In den stillen Momenten von "Uncharted 4" spürt man deutlich den Einfluss des Überspiels "The Last of Us". 2013 hatte Entwickler Naughty Dog die Abenteuer von Nathan Drake mechanisch kopiert und in die postapokalyptischen USA verfrachtet. Das todtraurige Endzeitspiel um ein unfreiwilliges Vater-Tochter-Gespann avancierte zum Kult. Seine behutsame Figurenzeichnung findet sich nun auch im letzten Abenteuer von Nathan Drake wieder. Egal, ob der mit Gattin Elena kuschelt oder den Schmerz über das Scheitern des eigenen Lebensentwurfs beim Witzeln mit dem Bruder übertüncht. Der lässige Abenteurer ist ein Getriebener, zerrissen zwischen Abenteuerlust und Verantwortung. Geplatzte Träume inklusive.

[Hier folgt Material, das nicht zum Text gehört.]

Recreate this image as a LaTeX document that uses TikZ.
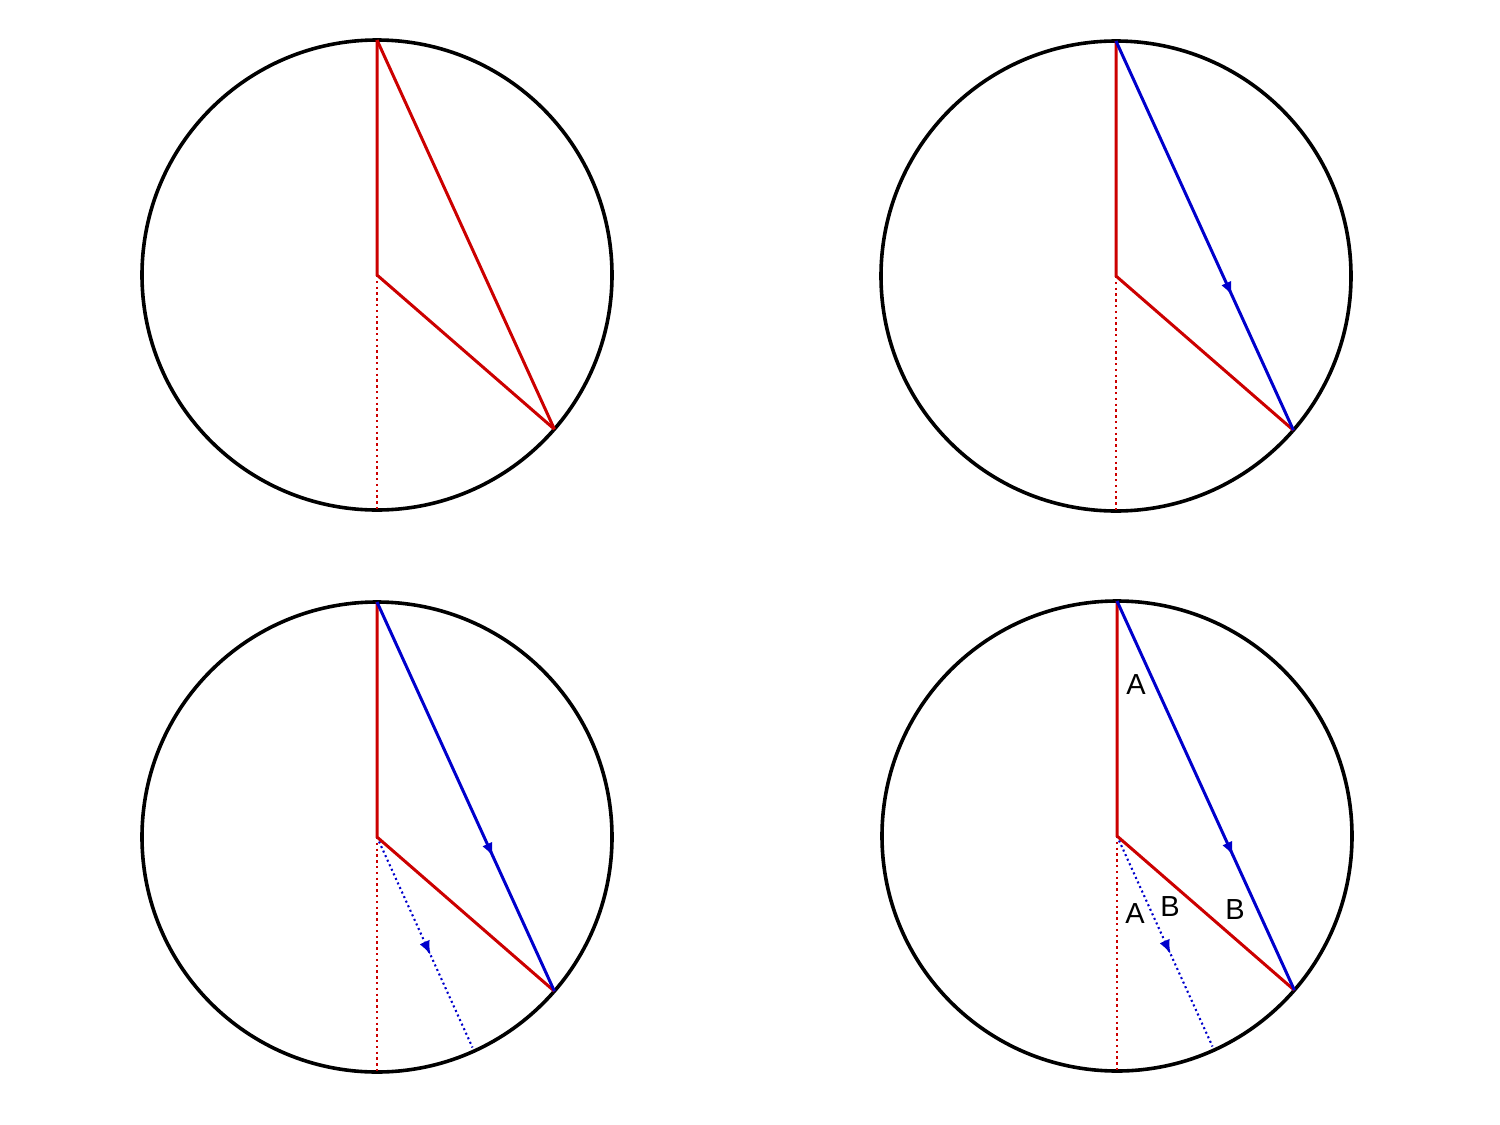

Dass dieser Spagat gelingt, ist auch der Gewichtung der Spielelemente geschuldet. In den Vorgängern zerlegte sich das Spiel beim Geschichtenerzählen regelmäßig selbst. Wenn auf einen fluffigen Dialog eine Schießerei folgte, bei der 40 Bösewichte brutal erledigt wurden, beschädigten sich Spielwirklichkeit und Spielerzählung gegenseitig. Ludo-narrative Dissonanz nennt man das. Im neuen Teil ist es nun mehrmals möglich, Schießereien durch Schleichen zu umgehen. Zum Glück.

Seine stärksten Momente hat das Spiel immer dann, wenn die Waffe im Holster bleibt. Und Nathan Drake klettert und rätselt und kombiniert und über die unglaublichen Aussichten staunt - und der Spieler mit ihm. Wenn er mit einem glucksenden "Okay, jetzt wird's ein bisschen dramatisch mit den Statuen hier" die erhabene Atmosphäre zerbricht. Nur um gleich darauf wieder ehrfürchtig am Mauerwerk eines Piratenverstecks entlang zu streichen. Mit Drake verliert die Videospielwelt einen ihrer charismatischsten Helden. Mach's gut Nathan. War schön mit dir.


"Uncharted 4: A Thief's End" für Playstation 4, ca. 70 Euro, freigegeben ab 16 Jahren.